— Start of GIVEN RECORDS —
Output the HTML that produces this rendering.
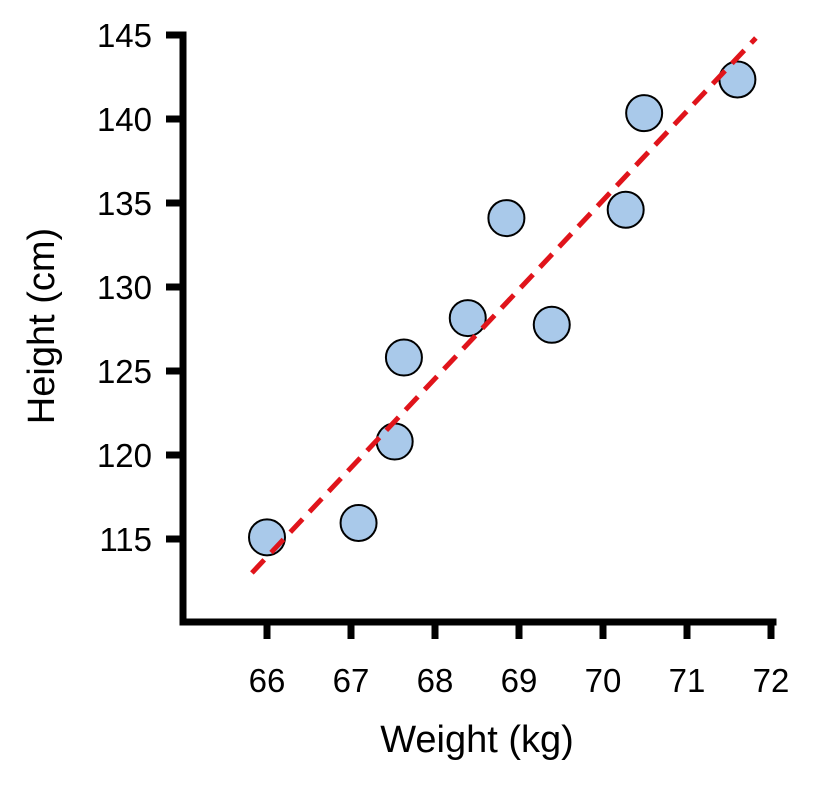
<!DOCTYPE html>
<html><head><meta charset="utf-8"><style>
html,body{margin:0;padding:0;background:#fff;}
svg{display:block;font-family:"Liberation Sans",sans-serif;}
</style></head><body>
<svg id="chart" width="813" height="786" viewBox="0 0 813 786">
<g id="axes"></g>
<g id="marks"></g>
</svg>
<script>
const weights = [66.0, 67.09, 67.52, 67.63, 68.39, 68.85, 69.39, 70.27, 70.49, 71.6];
const heights = [115.1, 115.95, 120.8, 125.8, 128.15, 134.1, 127.75, 134.6, 140.35, 142.35];
const xTicks = [66, 67, 68, 69, 70, 71, 72];
const yTicks = [115, 120, 125, 130, 135, 140, 145];
const trendX = [65.82, 71.82];
const trendY = [112.98, 144.82];

const NS = "http://www.w3.org/2000/svg";
function X(v){ return 267 + (v - 66) * 84; }
function Y(v){ return 35 + (145 - v) * 16.8; }
function mk(tag, attrs, parent){
  const e = document.createElementNS(NS, tag);
  for (const k in attrs) e.setAttribute(k, attrs[k]);
  parent.appendChild(e); return e;
}
const axes = document.getElementById('axes');
const marks = document.getElementById('marks');

let el = mk('path', {d:`M183,35 L183,622 L773,622`, fill:'none', stroke:'#000', 'stroke-width':7, 'stroke-linecap':'square'}, axes);



yTicks.forEach(t => {
  const y = Y(t);
  let l = mk('line', {x1:166, x2:183, y1:y, y2:y, stroke:'#000', 'stroke-width':7}, axes);
  
  
  let tx = mk('text', {x:152, y:y+12, 'text-anchor':'end', 'font-size':33, fill:'#000'}, axes);
  tx.textContent = t;
  
  
});
xTicks.forEach(t => {
  const x = X(t);
  let l = mk('line', {x1:x, x2:x, y1:622, y2:639, stroke:'#000', 'stroke-width':7}, axes);
  
  
  let tx = mk('text', {x:x, y:692, 'text-anchor':'middle', 'font-size':33, fill:'#000'}, axes);
  tx.textContent = t;
  
  
});
let xt = mk('text', {x:477, y:752, 'text-anchor':'middle', 'font-size':38, fill:'#000'}, axes);
xt.textContent = 'Weight (kg)';


let yt = mk('text', {x:0, y:0, 'text-anchor':'middle', 'font-size':38, fill:'#000', transform:'translate(54,326) rotate(-90)'}, axes);
yt.textContent = 'Height (cm)';



weights.forEach((w, i) => {
  let c = mk('circle', {cx:X(w), cy:Y(heights[i]), r:18, fill:'#a9c9ea', stroke:'#000', 'stroke-width':2}, marks);
  
  
});
let tl = mk('line', {x1:X(trendX[0]), y1:Y(trendY[0]), x2:X(trendX[1]), y2:Y(trendY[1]), stroke:'#e0141b', 'stroke-width':5, 'stroke-dasharray':'18,10'}, marks);


</script>
</body></html>
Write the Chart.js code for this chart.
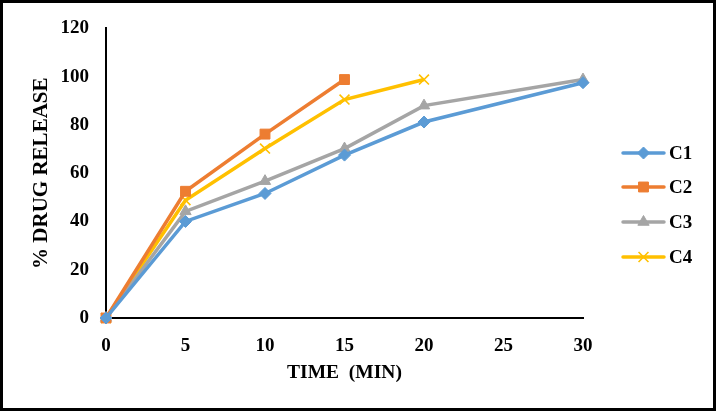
<!DOCTYPE html>
<html>
<head>
<meta charset="utf-8">
<script src="https://cdn.jsdelivr.net/npm/chart.js@4.4.0/dist/chart.umd.min.js"></script>
<style>
html,body{margin:0;padding:0;background:#fff;}
#wrap{width:716px;height:411px;position:relative;}
</style>
</head>
<body>
<div id="wrap"><canvas id="c" width="716" height="411"></canvas></div>
<script>
const timeMin = [0, 5, 10, 15, 20, 30];
const c1 = [0, 40, 51.6, 67.5, 81.2, 97.5];
const c2 = [0, 52.5, 76.2, 98.8];
const c3 = [0, 44.2, 56.7, 70.2, 88, 98.8];
const c4 = [0, 48.8, 70.2, 90.5, 98.8];
const seriesNames = ['C1', 'C2', 'C3', 'C4'];
const xTicks = [0, 5, 10, 15, 20, 25, 30];
const yTicks = [0, 20, 40, 60, 80, 100, 120];

const colors = ['#5B9BD5', '#ED7D31', '#A5A5A5', '#FFC000'];
const styles = ['rectRot', 'rect', 'triangle', 'crossRot'];
const radii = [6, 7, 6.5, 7];
const values = [c1, c2, c3, c4];

const datasets = values.map((vals, i) => ({
  label: seriesNames[i],
  data: vals.map((v, j) => ({x: timeMin[j], y: v})),
  borderColor: colors[i],
  backgroundColor: colors[i],
  borderWidth: 3.5,
  pointStyle: styles[i],
  pointRadius: radii[i],
  pointHoverRadius: radii[i],
  pointBackgroundColor: colors[i],
  pointBorderColor: colors[i],
  pointBorderWidth: i === 3 ? 1.6 : 1,
  tension: 0,
  clip: false
}));

const serif = '"Liberation Serif", "Times New Roman", serif';

const frame = {
  id: 'frame',
  beforeDraw(chart) {
    const ctx = chart.ctx;
    ctx.save();
    ctx.fillStyle = '#fff';
    ctx.fillRect(0, 0, chart.width, chart.height);
    ctx.restore();
  },
  afterDraw(chart) {
    const ctx = chart.ctx;
    const ys = [153, 187, 222, 257];
    ctx.save();
    ctx.strokeStyle = '#000';
    ctx.lineWidth = 3;
    ctx.strokeRect(1.5, 1.5, chart.width - 3, chart.height - 3);
    chart.data.datasets.forEach((ds, i) => {
      const y = ys[i];
      ctx.strokeStyle = ds.borderColor;
      ctx.lineWidth = 3.5;
      ctx.lineCap = 'round';
      ctx.beginPath();
      ctx.moveTo(623, y);
      ctx.lineTo(664, y);
      ctx.stroke();
      ctx.lineCap = 'butt';
      ctx.fillStyle = ds.pointBackgroundColor;
      ctx.strokeStyle = ds.pointBorderColor;
      ctx.lineWidth = ds.pointBorderWidth;
      Chart.helpers.drawPoint(ctx, {
        pointStyle: ds.pointStyle,
        radius: ds.pointRadius,
        borderWidth: ds.pointBorderWidth,
        rotation: 0
      }, 643.5, y);
      ctx.fillStyle = '#000';
      ctx.font = 'bold 19px ' + serif;
      ctx.textBaseline = 'middle';
      ctx.textAlign = 'left';
      ctx.fillText(ds.label, 669, y + 1);
    });
    ctx.restore();
  }
};

const tickFont = {family: serif, size: 19, weight: 'bold'};

new Chart(document.getElementById('c'), {
  type: 'line',
  data: {datasets},
  options: {
    responsive: false,
    animation: false,
    devicePixelRatio: 1,
    layout: {padding: {left: 0, right: 133, top: 24, bottom: 0}},
    plugins: {legend: {display: false}, tooltip: {enabled: false}},
    scales: {
      x: {
        type: 'linear',
        min: 0, max: 30,
        afterBuildTicks(scale) { scale.ticks = xTicks.map(v => ({value: v})); },
        afterFit(scale) { scale.height = 93; },
        grid: {display: false, drawTicks: false},
        border: {display: true, color: '#000', width: 2},
        ticks: {color: '#000', font: tickFont, padding: 17, maxRotation: 0},
        title: {display: true, text: 'TIME  (MIN)', color: '#000', font: {family: serif, size: 19.5, weight: 'bold'}, padding: {top: 0, bottom: 26}}
      },
      y: {
        type: 'linear',
        min: 0, max: 120,
        afterBuildTicks(scale) { scale.ticks = yTicks.map(v => ({value: v})); },
        afterFit(scale) { scale.width = 106; },
        grid: {display: false, drawTicks: false},
        border: {display: true, color: '#000', width: 2},
        ticks: {color: '#000', font: tickFont, padding: 17},
        title: {display: true, text: '% DRUG RELEASE', color: '#000', font: {family: serif, size: 21, weight: 'bold'}, padding: {top: 29, bottom: 0}}
      }
    }
  },
  plugins: [frame]
});
</script>
</body>
</html>
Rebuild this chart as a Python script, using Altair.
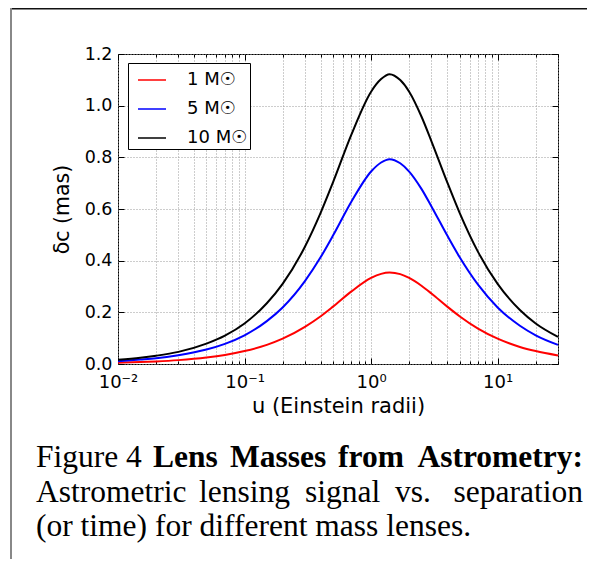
import altair as alt
import pandas as pd

# ---- data ----
u = [0.01, 0.015, 0.02, 0.03, 0.05, 0.07, 0.1, 0.15, 0.2, 0.3, 0.4, 0.5, 0.7,
     1.0, 1.2, 1.4, 1.7, 2.0, 2.5, 3.0, 4.0, 5.0, 7.0, 10.0, 15.0, 20.0, 30.0]
delta_1 = [0.005, 0.0075, 0.010, 0.015, 0.025, 0.035, 0.050, 0.074, 0.098, 0.144, 0.185, 0.222, 0.281,
           0.333, 0.349, 0.354, 0.348, 0.333, 0.303, 0.273, 0.222, 0.185, 0.137, 0.098, 0.066, 0.050, 0.033]
delta_5 = [0.011, 0.017, 0.022, 0.034, 0.056, 0.078, 0.111, 0.166, 0.219, 0.321, 0.414, 0.497, 0.629,
           0.745, 0.780, 0.793, 0.777, 0.745, 0.678, 0.610, 0.497, 0.414, 0.307, 0.219, 0.148, 0.111, 0.074]
delta_10 = [0.016, 0.024, 0.032, 0.047, 0.079, 0.110, 0.157, 0.235, 0.310, 0.454, 0.586, 0.703, 0.889,
            1.054, 1.103, 1.122, 1.099, 1.054, 0.958, 0.862, 0.703, 0.586, 0.434, 0.310, 0.209, 0.157, 0.105]
mass_labels = ["1 M\u2609", "5 M\u2609", "10 M\u2609"]
mass_colors = ["#ff0000", "#0000ff", "#000000"]

x_major = [0.01, 0.1, 1, 10]
x_major_labels = ["10\u207b\u00b2", "10\u207b\u00b9", "10\u2070", "10\u00b9"]
x_minor = [0.02, 0.03, 0.04, 0.05, 0.06, 0.07, 0.08, 0.09,
           0.2, 0.3, 0.4, 0.5, 0.6, 0.7, 0.8, 0.9,
           2, 3, 4, 5, 6, 7, 8, 9, 20, 30]
y_ticks = [0.0, 0.2, 0.4, 0.6, 0.8, 1.0, 1.2]

x_title = "u (Einstein radii)"
y_title = "\u03b4c (mas)"

# caption words (text, weight)
caption_line1 = [("Figure 4", "normal"), ("Lens", "bold"), ("Masses", "bold"),
                 ("from", "bold"), ("Astrometry:", "bold")]
caption_line2 = [("Astrometric", "normal"), ("lensing", "normal"), ("signal", "normal"),
                 ("vs.", "normal"), ("separation", "normal")]
caption_line3 = [("(or time) for different mass lenses.", "normal")]

rows = []
for name, vals in zip(mass_labels, [delta_1, delta_5, delta_10]):
    for uu, d in zip(u, vals):
        rows.append({"u": uu, "delta": d, "mass": name})
df = pd.DataFrame(rows)

W, H = 440, 310
SANS = "DejaVu Sans"
SERIF = "Liberation Serif"

xscale = alt.Scale(type="log", domain=[0.01, 30], nice=False)
yscale = alt.Scale(domain=[0, 1.2], nice=False)

label_expr = " : ".join(
    f"datum.value == {v} ? '{t}'" for v, t in zip(x_major, x_major_labels)
) + " : ''"

grid_kw = dict(grid=True, gridColor="#9a9a9a", gridDash=[1, 2], gridWidth=1)

x_main = alt.Axis(orient="bottom", values=x_major + x_minor, labelExpr=label_expr,
                  ticks=False, domain=False, labelFont=SANS, labelFontSize=18,
                  labelColor="black", labelPadding=9, labelOverlap=False, labelFlush=False,
                  title=x_title, titleFont=SANS, titleFontSize=21, titleFontWeight="normal",
                  titleColor="black", titlePadding=4, **grid_kw)
y_main = alt.Axis(orient="left", values=y_ticks, format=".1f", ticks=False, domain=False,
                  labelFont=SANS, labelFontSize=17.5, labelColor="black", labelPadding=6,
                  labelOverlap=False, labelFlush=False,
                  title=y_title, titleFont=SANS, titleFontSize=20.5, titleFontWeight="normal",
                  titleColor="black", titlePadding=12, **grid_kw)

lines = alt.Chart(df).mark_line(strokeWidth=2, interpolate="monotone").encode(
    x=alt.X("u:Q", scale=xscale, axis=x_main),
    y=alt.Y("delta:Q", scale=yscale, axis=y_main),
    color=alt.Color("mass:N", sort=mass_labels,
                    scale=alt.Scale(domain=mass_labels, range=mass_colors),
                    legend=alt.Legend(orient="none", legendX=10, legendY=9, title=None,
                                      symbolType="stroke", symbolSize=784, symbolStrokeWidth=1.5,
                                      symbolOffset=7, labelOffset=20,
                                      labelFont=SANS, labelFontSize=18, labelColor="black",
                                      strokeColor="black", fillColor="white",
                                      padding=2, rowPadding=5)),
)


def tick_axis(orient, offset, values, size):
    return alt.Axis(orient=orient, offset=offset, values=values, tickSize=size,
                    tickColor="black", tickWidth=1, labels=False, domain=False,
                    grid=False, title=None)


def tick_layer(xaxis, yaxis):
    return alt.Chart(df).mark_line(opacity=0).encode(
        x=alt.X("u:Q", scale=xscale, axis=xaxis),
        y=alt.Y("delta:Q", scale=yscale, axis=yaxis),
        detail="mass:N",
    )


t1 = tick_layer(tick_axis("top", -H, x_major, 6), tick_axis("right", -W, y_ticks, 6))
t2 = tick_layer(tick_axis("top", -H, x_minor, 3), tick_axis("left", -W, y_ticks, 6))
t3 = tick_layer(tick_axis("bottom", -H, x_major, 6), None)
t4 = tick_layer(tick_axis("bottom", -H, x_minor, 3), None)


def text_layer(txt, x, y, align, weight):
    return alt.Chart(pd.DataFrame({"t": [txt]})).mark_text(
        align=align, baseline="alphabetic", font=SERIF, fontSize=31.5,
        fontWeight=weight, color="black"
    ).encode(x=alt.value(x), y=alt.value(y), text="t:N")


# word placement of the justified caption (left edges; last word right-aligned)
line1_x = [-82, 35, 112, 220, 465]
line2_x = [-82, 81, 187, 277, 465]
cap = []
for words, xs, yb in [(caption_line1, line1_x, 413), (caption_line2, line2_x, 447.5),
                      (caption_line3, [-82], 482)]:
    for i, ((txt, wt), xx) in enumerate(zip(words, xs)):
        align = "right" if (i == len(words) - 1 and len(words) > 1) else "left"
        cap.append(text_layer(txt, xx, yb, align, wt))

frame_top = alt.Chart(pd.DataFrame({"a": [0]})).mark_rule(color="#111", strokeWidth=1.5).encode(
    x=alt.value(-108), x2=alt.value(W + 30), y=alt.value(-45.2))
frame_left = alt.Chart(pd.DataFrame({"a": [0]})).mark_rule(color="#888", strokeWidth=2).encode(
    x=alt.value(-107), y=alt.value(-46), y2=alt.value(H + 200))

chart = alt.layer(t1, t2, t3, t4, lines, *cap, frame_top, frame_left).resolve_axis(
    x="independent", y="independent"
).properties(
    width=W, height=H,
    autosize=alt.AutoSizeParams(type="none"),
    padding={"left": 110, "top": 46, "right": 29, "bottom": 195},
    background="white",
).configure_view(stroke="black", strokeWidth=1)

chart.save("out.html", embed_options={"renderer": "svg", "actions": False})
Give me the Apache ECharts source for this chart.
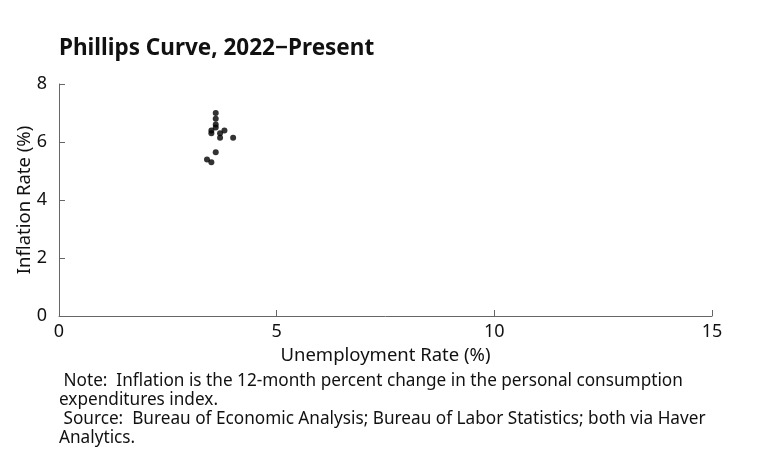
— End of GIVEN RECORDS —
SET PROBLEM: Starting at the top of the listing above, please restate word for word each line up to and including the one that holds "const trendY = [112.98, 144.82];", omitting every image.

SOLUTION:
Output the HTML that produces this rendering.
<!DOCTYPE html>
<html><head><meta charset="utf-8"><style>
html,body{margin:0;padding:0;background:#fff;}
svg{display:block;font-family:"Liberation Sans",sans-serif;}
</style></head><body>
<svg id="chart" width="813" height="786" viewBox="0 0 813 786">
<g id="axes"></g>
<g id="marks"></g>
</svg>
<script>
const weights = [66.0, 67.09, 67.52, 67.63, 68.39, 68.85, 69.39, 70.27, 70.49, 71.6];
const heights = [115.1, 115.95, 120.8, 125.8, 128.15, 134.1, 127.75, 134.6, 140.35, 142.35];
const xTicks = [66, 67, 68, 69, 70, 71, 72];
const yTicks = [115, 120, 125, 130, 135, 140, 145];
const trendX = [65.82, 71.82];
const trendY = [112.98, 144.82];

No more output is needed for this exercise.